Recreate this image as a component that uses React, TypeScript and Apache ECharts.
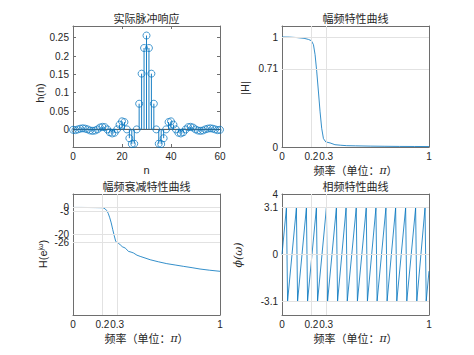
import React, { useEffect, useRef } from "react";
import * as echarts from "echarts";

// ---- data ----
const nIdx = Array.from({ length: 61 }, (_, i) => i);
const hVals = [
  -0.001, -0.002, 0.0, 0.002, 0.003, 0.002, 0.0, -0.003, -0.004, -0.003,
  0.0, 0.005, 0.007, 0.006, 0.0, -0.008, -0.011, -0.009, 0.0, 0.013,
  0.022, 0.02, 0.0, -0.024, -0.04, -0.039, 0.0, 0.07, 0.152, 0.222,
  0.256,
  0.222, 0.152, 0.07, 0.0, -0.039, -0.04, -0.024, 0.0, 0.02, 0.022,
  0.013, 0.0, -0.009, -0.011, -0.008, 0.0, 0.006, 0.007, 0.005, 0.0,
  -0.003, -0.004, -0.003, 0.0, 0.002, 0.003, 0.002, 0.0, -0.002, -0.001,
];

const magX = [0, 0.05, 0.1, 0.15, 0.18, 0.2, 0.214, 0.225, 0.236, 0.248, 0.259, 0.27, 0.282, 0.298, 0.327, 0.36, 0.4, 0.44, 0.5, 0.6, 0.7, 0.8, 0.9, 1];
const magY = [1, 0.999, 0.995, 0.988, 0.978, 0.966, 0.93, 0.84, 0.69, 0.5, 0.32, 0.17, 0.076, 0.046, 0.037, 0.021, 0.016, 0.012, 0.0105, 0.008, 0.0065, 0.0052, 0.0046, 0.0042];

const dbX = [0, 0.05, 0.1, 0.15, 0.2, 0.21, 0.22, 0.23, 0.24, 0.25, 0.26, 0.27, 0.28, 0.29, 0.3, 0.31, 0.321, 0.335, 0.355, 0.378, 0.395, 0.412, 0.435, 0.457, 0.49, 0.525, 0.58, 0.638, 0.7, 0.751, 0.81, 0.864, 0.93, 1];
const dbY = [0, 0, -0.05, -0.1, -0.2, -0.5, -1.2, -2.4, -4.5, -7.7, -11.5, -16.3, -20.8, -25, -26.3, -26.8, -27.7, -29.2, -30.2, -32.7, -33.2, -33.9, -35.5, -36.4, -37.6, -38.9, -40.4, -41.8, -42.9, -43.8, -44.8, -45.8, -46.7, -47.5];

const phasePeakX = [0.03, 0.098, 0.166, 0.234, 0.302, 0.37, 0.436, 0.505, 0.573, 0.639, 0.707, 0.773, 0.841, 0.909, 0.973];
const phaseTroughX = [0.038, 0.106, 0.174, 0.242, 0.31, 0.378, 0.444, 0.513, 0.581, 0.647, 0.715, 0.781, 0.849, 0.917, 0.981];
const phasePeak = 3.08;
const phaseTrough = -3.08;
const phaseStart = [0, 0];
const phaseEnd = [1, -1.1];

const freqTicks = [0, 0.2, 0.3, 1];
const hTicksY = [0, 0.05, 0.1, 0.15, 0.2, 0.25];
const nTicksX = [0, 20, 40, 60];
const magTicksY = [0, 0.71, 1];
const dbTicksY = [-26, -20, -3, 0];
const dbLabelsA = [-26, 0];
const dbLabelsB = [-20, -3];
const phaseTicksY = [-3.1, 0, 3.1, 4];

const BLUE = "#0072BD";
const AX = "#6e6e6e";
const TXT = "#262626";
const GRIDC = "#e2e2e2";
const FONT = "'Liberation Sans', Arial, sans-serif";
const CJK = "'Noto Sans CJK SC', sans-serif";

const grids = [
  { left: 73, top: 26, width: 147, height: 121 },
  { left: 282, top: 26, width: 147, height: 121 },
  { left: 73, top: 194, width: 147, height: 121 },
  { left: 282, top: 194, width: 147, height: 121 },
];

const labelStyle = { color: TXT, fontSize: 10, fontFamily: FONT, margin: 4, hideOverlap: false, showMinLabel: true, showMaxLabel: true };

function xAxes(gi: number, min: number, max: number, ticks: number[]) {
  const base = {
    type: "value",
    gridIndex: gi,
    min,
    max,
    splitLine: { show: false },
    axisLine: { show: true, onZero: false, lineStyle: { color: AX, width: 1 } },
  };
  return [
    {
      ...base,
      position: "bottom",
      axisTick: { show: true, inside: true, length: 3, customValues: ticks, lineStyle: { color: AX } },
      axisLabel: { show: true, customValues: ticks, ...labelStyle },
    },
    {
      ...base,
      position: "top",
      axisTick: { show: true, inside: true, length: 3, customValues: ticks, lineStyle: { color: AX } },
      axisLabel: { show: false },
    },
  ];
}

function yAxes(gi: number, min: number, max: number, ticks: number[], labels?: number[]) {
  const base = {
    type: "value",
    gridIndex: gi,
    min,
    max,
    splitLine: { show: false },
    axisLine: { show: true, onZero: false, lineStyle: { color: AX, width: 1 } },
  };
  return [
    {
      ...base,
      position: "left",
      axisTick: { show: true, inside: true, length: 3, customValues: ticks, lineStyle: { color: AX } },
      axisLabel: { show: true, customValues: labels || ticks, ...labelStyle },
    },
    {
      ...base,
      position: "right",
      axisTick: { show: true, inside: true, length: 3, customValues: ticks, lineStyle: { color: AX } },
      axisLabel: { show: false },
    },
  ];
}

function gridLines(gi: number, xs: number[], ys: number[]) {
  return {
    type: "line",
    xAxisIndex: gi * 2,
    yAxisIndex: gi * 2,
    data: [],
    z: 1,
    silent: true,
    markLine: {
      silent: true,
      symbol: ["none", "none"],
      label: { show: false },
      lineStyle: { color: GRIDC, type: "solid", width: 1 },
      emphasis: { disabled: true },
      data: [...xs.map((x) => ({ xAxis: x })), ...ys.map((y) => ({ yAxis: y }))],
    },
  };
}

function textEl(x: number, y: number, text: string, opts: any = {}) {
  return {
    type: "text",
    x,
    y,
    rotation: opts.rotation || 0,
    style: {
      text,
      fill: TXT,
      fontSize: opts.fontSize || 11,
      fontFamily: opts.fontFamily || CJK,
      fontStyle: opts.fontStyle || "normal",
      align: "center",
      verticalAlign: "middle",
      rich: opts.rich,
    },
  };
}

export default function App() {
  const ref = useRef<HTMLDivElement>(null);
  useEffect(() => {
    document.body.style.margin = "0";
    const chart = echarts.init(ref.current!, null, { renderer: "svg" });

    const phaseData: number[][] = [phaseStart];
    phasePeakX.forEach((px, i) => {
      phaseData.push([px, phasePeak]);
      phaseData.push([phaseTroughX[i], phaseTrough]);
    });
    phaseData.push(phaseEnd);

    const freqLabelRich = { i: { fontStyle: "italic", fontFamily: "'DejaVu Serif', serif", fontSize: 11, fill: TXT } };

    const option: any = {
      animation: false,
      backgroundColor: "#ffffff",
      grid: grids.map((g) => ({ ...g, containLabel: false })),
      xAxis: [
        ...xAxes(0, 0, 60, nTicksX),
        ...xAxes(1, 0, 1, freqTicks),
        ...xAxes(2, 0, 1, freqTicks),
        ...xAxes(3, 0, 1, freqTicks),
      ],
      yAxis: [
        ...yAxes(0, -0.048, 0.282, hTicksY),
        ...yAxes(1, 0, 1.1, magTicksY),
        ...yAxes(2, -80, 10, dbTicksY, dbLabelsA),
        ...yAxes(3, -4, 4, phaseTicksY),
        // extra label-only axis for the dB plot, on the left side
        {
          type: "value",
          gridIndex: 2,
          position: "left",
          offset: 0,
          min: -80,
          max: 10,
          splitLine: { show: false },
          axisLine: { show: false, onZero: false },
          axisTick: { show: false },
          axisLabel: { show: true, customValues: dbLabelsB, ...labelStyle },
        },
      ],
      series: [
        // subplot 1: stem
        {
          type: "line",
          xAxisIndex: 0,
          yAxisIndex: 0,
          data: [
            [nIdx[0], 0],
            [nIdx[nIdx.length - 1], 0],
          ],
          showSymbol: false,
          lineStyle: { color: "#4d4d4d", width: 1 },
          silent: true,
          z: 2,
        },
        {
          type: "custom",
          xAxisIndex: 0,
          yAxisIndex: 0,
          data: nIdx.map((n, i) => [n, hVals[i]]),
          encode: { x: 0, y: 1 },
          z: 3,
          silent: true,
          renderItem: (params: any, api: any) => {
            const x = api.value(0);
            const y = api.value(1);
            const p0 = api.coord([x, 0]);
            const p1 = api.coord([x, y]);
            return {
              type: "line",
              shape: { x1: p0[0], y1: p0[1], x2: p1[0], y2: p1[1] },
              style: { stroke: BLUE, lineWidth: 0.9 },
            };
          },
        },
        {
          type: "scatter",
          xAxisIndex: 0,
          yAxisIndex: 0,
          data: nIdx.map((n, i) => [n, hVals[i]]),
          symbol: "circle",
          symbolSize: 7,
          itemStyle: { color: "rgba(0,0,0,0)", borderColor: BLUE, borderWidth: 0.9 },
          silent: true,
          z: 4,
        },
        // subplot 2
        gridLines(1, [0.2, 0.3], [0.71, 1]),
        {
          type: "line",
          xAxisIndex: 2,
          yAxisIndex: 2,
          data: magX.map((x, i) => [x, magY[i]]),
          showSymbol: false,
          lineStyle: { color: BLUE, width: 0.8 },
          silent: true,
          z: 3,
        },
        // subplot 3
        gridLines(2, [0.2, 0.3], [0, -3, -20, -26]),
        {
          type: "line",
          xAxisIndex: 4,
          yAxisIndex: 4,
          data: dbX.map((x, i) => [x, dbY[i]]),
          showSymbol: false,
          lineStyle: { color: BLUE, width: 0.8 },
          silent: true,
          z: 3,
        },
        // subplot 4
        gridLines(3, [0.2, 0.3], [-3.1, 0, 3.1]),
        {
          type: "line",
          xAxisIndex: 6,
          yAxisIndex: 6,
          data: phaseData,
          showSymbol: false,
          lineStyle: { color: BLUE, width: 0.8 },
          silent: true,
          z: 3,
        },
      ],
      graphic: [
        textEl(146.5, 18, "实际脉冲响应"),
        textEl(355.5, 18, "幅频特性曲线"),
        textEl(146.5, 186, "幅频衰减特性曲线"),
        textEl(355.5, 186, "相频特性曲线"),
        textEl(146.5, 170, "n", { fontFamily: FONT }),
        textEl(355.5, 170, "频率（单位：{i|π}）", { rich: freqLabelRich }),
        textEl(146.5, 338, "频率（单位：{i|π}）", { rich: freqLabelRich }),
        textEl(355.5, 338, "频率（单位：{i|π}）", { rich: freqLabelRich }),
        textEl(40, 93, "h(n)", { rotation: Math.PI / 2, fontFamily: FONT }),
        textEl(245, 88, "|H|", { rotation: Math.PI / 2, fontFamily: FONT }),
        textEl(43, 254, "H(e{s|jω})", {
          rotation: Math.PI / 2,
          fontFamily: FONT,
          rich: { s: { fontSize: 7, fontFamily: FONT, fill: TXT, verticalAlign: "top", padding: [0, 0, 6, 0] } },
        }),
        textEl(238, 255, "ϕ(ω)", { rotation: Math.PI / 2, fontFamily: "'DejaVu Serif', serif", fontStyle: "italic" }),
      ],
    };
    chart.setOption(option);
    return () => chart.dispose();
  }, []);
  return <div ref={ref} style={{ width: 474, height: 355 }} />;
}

+ + +

◆ **PROBLEM STATEMENT**: Output exactly the span of lines from the top of the listing through the line holding "-45.8, -46.7, -47.5];", and leave every picture out.

◆ **EXERCISE RESULT**:
Recreate this image as a component that uses React, TypeScript and Apache ECharts.
import React, { useEffect, useRef } from "react";
import * as echarts from "echarts";

// ---- data ----
const nIdx = Array.from({ length: 61 }, (_, i) => i);
const hVals = [
  -0.001, -0.002, 0.0, 0.002, 0.003, 0.002, 0.0, -0.003, -0.004, -0.003,
  0.0, 0.005, 0.007, 0.006, 0.0, -0.008, -0.011, -0.009, 0.0, 0.013,
  0.022, 0.02, 0.0, -0.024, -0.04, -0.039, 0.0, 0.07, 0.152, 0.222,
  0.256,
  0.222, 0.152, 0.07, 0.0, -0.039, -0.04, -0.024, 0.0, 0.02, 0.022,
  0.013, 0.0, -0.009, -0.011, -0.008, 0.0, 0.006, 0.007, 0.005, 0.0,
  -0.003, -0.004, -0.003, 0.0, 0.002, 0.003, 0.002, 0.0, -0.002, -0.001,
];

const magX = [0, 0.05, 0.1, 0.15, 0.18, 0.2, 0.214, 0.225, 0.236, 0.248, 0.259, 0.27, 0.282, 0.298, 0.327, 0.36, 0.4, 0.44, 0.5, 0.6, 0.7, 0.8, 0.9, 1];
const magY = [1, 0.999, 0.995, 0.988, 0.978, 0.966, 0.93, 0.84, 0.69, 0.5, 0.32, 0.17, 0.076, 0.046, 0.037, 0.021, 0.016, 0.012, 0.0105, 0.008, 0.0065, 0.0052, 0.0046, 0.0042];

const dbX = [0, 0.05, 0.1, 0.15, 0.2, 0.21, 0.22, 0.23, 0.24, 0.25, 0.26, 0.27, 0.28, 0.29, 0.3, 0.31, 0.321, 0.335, 0.355, 0.378, 0.395, 0.412, 0.435, 0.457, 0.49, 0.525, 0.58, 0.638, 0.7, 0.751, 0.81, 0.864, 0.93, 1];
const dbY = [0, 0, -0.05, -0.1, -0.2, -0.5, -1.2, -2.4, -4.5, -7.7, -11.5, -16.3, -20.8, -25, -26.3, -26.8, -27.7, -29.2, -30.2, -32.7, -33.2, -33.9, -35.5, -36.4, -37.6, -38.9, -40.4, -41.8, -42.9, -43.8, -44.8, -45.8, -46.7, -47.5];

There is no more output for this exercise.